Smart Mom, Rich Mom by Kimberly Palmer–This was the first book I read about finance and women, and even though I don’t have kids, I want all of my friends–whether or not they have children–to read it. We’re now at a point in history where women tend not only outlive their husbands, but we also have an incredible divorce rate. One way or the other, most women have to manage their finances, and so few of us know where to start. This book is great because it’s easy to understand–which is good, considering I find the language of finance to be incredibly intimidating if you’re new to it. It’s also about building wealth as opposed to extreme couponing and pinching every single penny you have. It discusses topics like financially preparing for a baby, setting up a college fund, and tackling debt.

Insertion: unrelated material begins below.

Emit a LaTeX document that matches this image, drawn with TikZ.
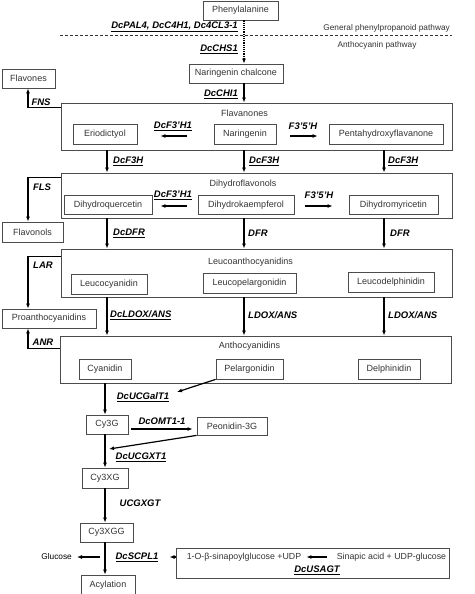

The Millionaire Next Door by Thomas Stanley and William Danko–Stanley and Danko spent years surveying the habits of the richest people in America, and this is the result of that research. According to this book, the spending habits of America’s wealthy are not what you think. The images of glitz and glamour portrayed by the media are certainly exciting–but most people end up chasing after the diamond rings and the $5,000 suits and never accumulate any real wealth. If your goal is to be financially independent and to accumulate wealth, then give this book a read. I was certainly surprised by the information here, and it really helped me to change my thoughts and attitude about money.
The Checklist Manifesto by Atul Gawande–My boss, a fan of the daily checklist himself, recommended this to me. Gawande, who is a surgeon (with a lot of other really amazing credentials), believes that the technology to make sure you get things right the first time is simple: the checklist. What I like about this book is that Gawande uses really good examples that I don’t think the average reader would think of. Some are from the medical field, but others are from fields like aviation and construction. That said, it’s about knowing what to do in complicated situations–like when a hospital patient experiences sudden, unexplained cardiac arrest. It’s a good book, but not if you’re looking for ways to boost productivity and knock things off your to-do list.
Why Wall Street Matters by William D. Cohan–If I believed in books everyone should read, this would be one of them. Anyone who is curious about how the U.S. financial system works, or anyone who is incredibly critical of Wall Street might benefit from reading this book. It’s not an indictment of capitalism, so if that’s what you’re looking for–go elsewhere. However, Cohan is a Democrat who votes Democrat; he also has been a banker on Wall Street and now writes a finance column for the New York Times. He knows what he’s talking about, and he covers the history of Wall Street from the beginning, discusses past financial crises as well as the 2008 financial crisis, examines legislation efforts to regulate banking in this country, and finally, and maybe most importantly to some, explains what the problem with Wall Street actually is and how we might rectify it.